The AOCI balance rises or falls as new OCI gains and losses are recorded and as older items are reclassified out into net income. Separating AOCI from retained earnings lets creditors and shareholders see how much of the company’s equity stems from operational profits versus unrealized, market-driven valuation changes. A large negative AOCI balance, for example, could signal significant unrealized losses on investments or foreign currency positions that might eventually reduce earnings if realized.
Beyond the face of the financial statements, companies must provide detailed disclosures about how each AOCI component changed during the period. ASC 220-10-45-14A requires companies to break down the total change in each AOCI component — such as available-for-sale securities or foreign currency translation — into two parts: the current-period OCI amount and any reclassification adjustments. This disaggregation can appear on the face of the financial statements or in the footnotes.
For significant items reclassified out of AOCI, companies must also identify the specific income statement line item affected by each reclassification. A company can present this information on the face of the income statement (showing the reclassified amount in parentheses on the affected line) or in a separate footnote disclosure. No particular format is mandated — companies may use a tabular layout, a narrative description, or a combination of both, as long as the required information is clearly conveyed.
Companies must also include a reconciliation of the beginning and ending AOCI balances within the statement of stockholders’ equity or the notes. This reconciliation separately discloses each component of OCI, giving readers a clear trail from the prior period’s balance to the current one.
Reclassification — sometimes called recycling — happens when a previously unrealized gain or loss is finally realized. Selling an available-for-sale debt security is a common trigger: the gain or loss that had been sitting in AOCI gets moved into net income on the income statement. This transfer prevents double-counting, since the gain or loss was already reflected in equity through AOCI and now needs to appear in earnings as a realized amount.

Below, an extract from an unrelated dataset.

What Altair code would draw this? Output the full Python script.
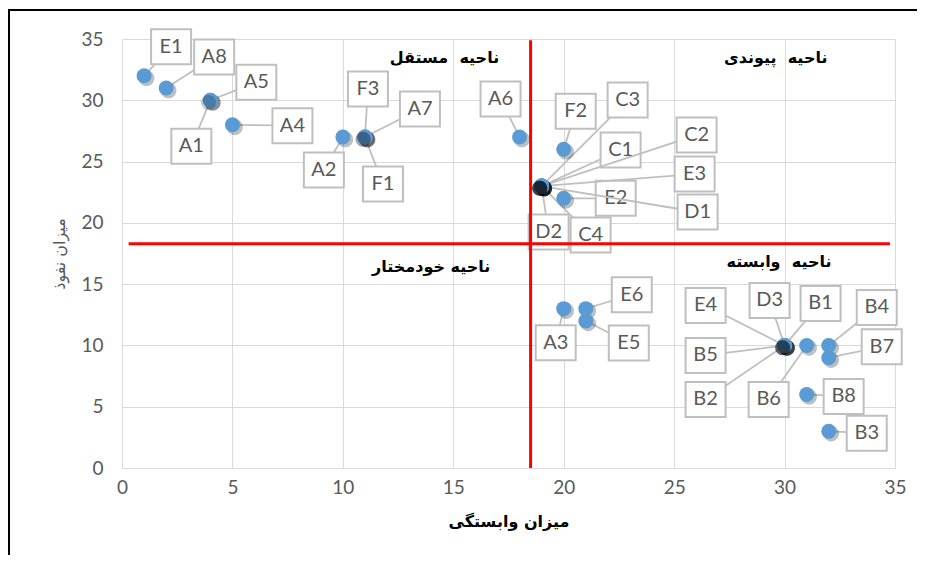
import altair as alt
import pandas as pd
import numpy as np

# ---------------- data ----------------
labels = ["E1", "A8", "A5", "A1", "A4", "A2", "F3", "A7", "F1", "A6", "F2",
          "C3", "C1", "C2", "E3", "E2", "D1", "D2", "C4", "E6", "E5", "A3",
          "E4", "D3", "B1", "B4", "B5", "B7", "B2", "B6", "B8", "B3"]
dependence = [1, 2, 4, 4, 5, 10, 11, 11, 11, 18, 20,
              19, 19, 19, 19, 20, 19, 19, 19, 21, 21, 20,
              30, 30, 30, 32, 30, 32, 30, 31, 31, 32]
influence = [32, 31, 30, 30, 28, 27, 27, 27, 27, 27, 26,
             23, 23, 23, 23, 22, 23, 23, 23, 13, 12, 13,
             10, 10, 10, 10, 10, 9, 10, 10, 6, 3]

zone_names = ["ناحیه\u00a0 مستقل", "ناحیه\u00a0 پیوندی", "ناحیه خودمختار", "ناحیه\u00a0 وابسته"]
zone_x = [14.6, 29.6, 14.0, 29.75]
zone_y = [33.45, 33.45, 16.4, 16.8]

split_x = 18.5   # vertical red divider (dependence)
split_y = 18.3   # horizontal red divider (influence)

# ---------------- layout (label box offsets, pixels) ----------------
label_dx = [27, 48, 46, -19, 60, -19, 3, 55, 18, -19, 12,
            86, 79, 155, 153, 52, 156, 7, 49, 46, 43, -8,
            -79, -15, 36, 48, -79, 53, -79, -38, 37, 38]
label_dy = [-29, -31, -18, 46, 1, 33, -48, -28, 47, -38, -38,
            -86, -36, -51, -12, 0, 26, 46, 49, -14, 22, 34,
            -40, -45, -42, -38, 10, -11, 54, 54, 2, 2]

W, H = 773, 429
XMAX, YMAX = 35, 35
sx, sy = W / XMAX, H / YMAX
BOX_W, BOX_H = 40, 35

df = pd.DataFrame({"label": labels, "x": dependence, "y": influence,
                   "dx": label_dx, "dy": label_dy})
df["lx"] = df["x"] + df["dx"] / sx
df["ly"] = df["y"] - df["dy"] / sy
tx = np.where(df["dx"] != 0, (BOX_W / 2) / df["dx"].abs().replace(0, 1), np.inf)
ty = np.where(df["dy"] != 0, (BOX_H / 2) / df["dy"].abs().replace(0, 1), np.inf)
t = np.minimum(np.minimum(tx, ty), 1.0)
df["ex"] = df["x"] + (1 - t) * df["dx"] / sx
df["ey"] = df["y"] - (1 - t) * df["dy"] / sy
df["rank"] = df.groupby(["x", "y"]).cumcount()
stacked = df[df["rank"] > 0]

zones = pd.DataFrame({"name": zone_names, "x": zone_x, "y": zone_y})
dividers = pd.DataFrame({"x": [split_x, 0.3], "x2": [split_x, 34.77],
                         "y": [0, split_y], "y2": [34.9, split_y]})

xs = alt.Scale(domain=[0, XMAX], nice=False, zero=False)
ys = alt.Scale(domain=[0, YMAX], nice=False, zero=False)
ticks = list(range(0, 36, 5))

xaxis = alt.Axis(title="میزان وابستگی", values=ticks, grid=True, gridColor="#d9d9d9",
                 gridWidth=1, domain=False, ticks=False, labelFont="Lato",
                 labelFontSize=19, labelColor="#595959", labelPadding=10,
                 labelFlush=False, titleFont="DejaVu Sans", titleFontSize=16,
                 titleFontWeight="bold", titleColor="#000000", titleY=53,
                 titleBaseline="middle")
yaxis = alt.Axis(title="میزان نفوذ", values=ticks, grid=True, gridColor="#d9d9d9",
                 gridWidth=1, domain=False, ticks=False, labelFont="Lato",
                 labelFontSize=19, labelColor="#595959", labelPadding=19,
                 labelFlush=False, titleFont="DejaVu Sans", titleFontSize=16,
                 titleFontWeight="normal", titleColor="#595959", titleX=-63,
                 titleY=H / 2, titleBaseline="middle")


def X(field):
    return alt.X(field, type="quantitative", scale=xs, axis=xaxis)


def Y(field):
    return alt.Y(field, type="quantitative", scale=ys, axis=yaxis)


base = alt.Chart(df)

frame = alt.Chart(pd.DataFrame({"a": [0]})).mark_rect(
    fillOpacity=0, stroke="black", strokeWidth=2
).encode(x=alt.value(-113), x2=alt.value(W + 200), y=alt.value(-29), y2=alt.value(H + 200))

leaders = base.mark_rule(color="#bfbfbf", strokeWidth=1.8).encode(
    x=X("x"), y=Y("y"), x2="ex:Q", y2="ey:Q")

shadow_path = "M1.3,0.3A1,1,0,1,1,-0.7,0.3A1,1,0,1,1,1.3,0.3Z"
shadows = base.mark_point(shape=shadow_path, filled=True, fill="#000000",
                          opacity=0.25, strokeWidth=0, size=250).encode(
    x=X("x"), y=Y("y"))

points = base.mark_point(shape="circle", filled=True, fill="#5b9bd5",
                         opacity=1, strokeWidth=0, size=225).encode(
    x=X("x"), y=Y("y"))

dark_path = "M0.75,0.3A1,1,0,1,1,-1.25,0.3A1,1,0,1,1,0.75,0.3Z"
darks = alt.Chart(stacked).mark_point(shape=dark_path, filled=True, fill="#000000",
                                      opacity=0.2, strokeWidth=0, size=225).encode(
    x=X("x"), y=Y("y"))

box_path = "M-1,-0.875L1,-0.875L1,0.875L-1,0.875Z"
boxes = base.mark_point(shape=box_path, filled=True, fill="#ffffff", stroke="#bfbfbf",
                        strokeWidth=2, opacity=1, size=BOX_W * BOX_W).encode(
    x=X("lx"), y=Y("ly"))

texts = base.mark_text(font="Lato", fontSize=20, color="#595959",
                       baseline="middle", align="center").encode(
    x=X("lx"), y=Y("ly"), text="label:N")

zone_text = alt.Chart(zones).mark_text(font="DejaVu Sans", fontSize=16,
                                       fontWeight="bold", color="#000000",
                                       baseline="middle", align="center").encode(
    x=X("x"), y=Y("y"), text="name:N")

red = alt.Chart(dividers).mark_rule(color="#ff0000", strokeWidth=3).encode(
    x=X("x"), y=Y("y"), x2="x2:Q", y2="y2:Q")

chart = alt.layer(
    frame, zone_text, boxes, texts, leaders, shadows, points, darks, red
).properties(
    width=W, height=H,
    autosize=alt.AutoSizeParams(type="none"),
    padding={"left": 114, "top": 31, "right": 22, "bottom": 87},
).configure_view(strokeOpacity=0)

chart.save("out.html", embed_options={"renderer": "svg", "actions": False})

Consider a company that recorded a $2 million unrealized gain on a debt security in OCI over several years. When the security is sold, that $2 million gain is reclassified out of AOCI and recognized in net income. Without this adjustment, the gain would appear in equity permanently even though it has already been captured in the period’s earnings.
Companies must disclose reclassification adjustments either on the face of the financial statements or in the notes, clearly identifying which income statement line items are affected by each reclassification. This traceability ensures that anyone reviewing the statements can follow the path of a gain or loss from its initial recognition in OCI through its eventual impact on net income.
Once a company selects either the single-statement or two-statement format for presenting comprehensive income, it should apply that choice consistently across reporting periods. Consistent formatting allows analysts to make meaningful year-over-year comparisons without adjusting for presentation changes. The same principle applies to interim reports — the format used in the annual statements carries through to quarterly filings. This consistency, combined with the detailed AOCI disclosures described above, ensures that OCI items remain transparent rather than buried in footnotes or equity rollforwards where they might be overlooked.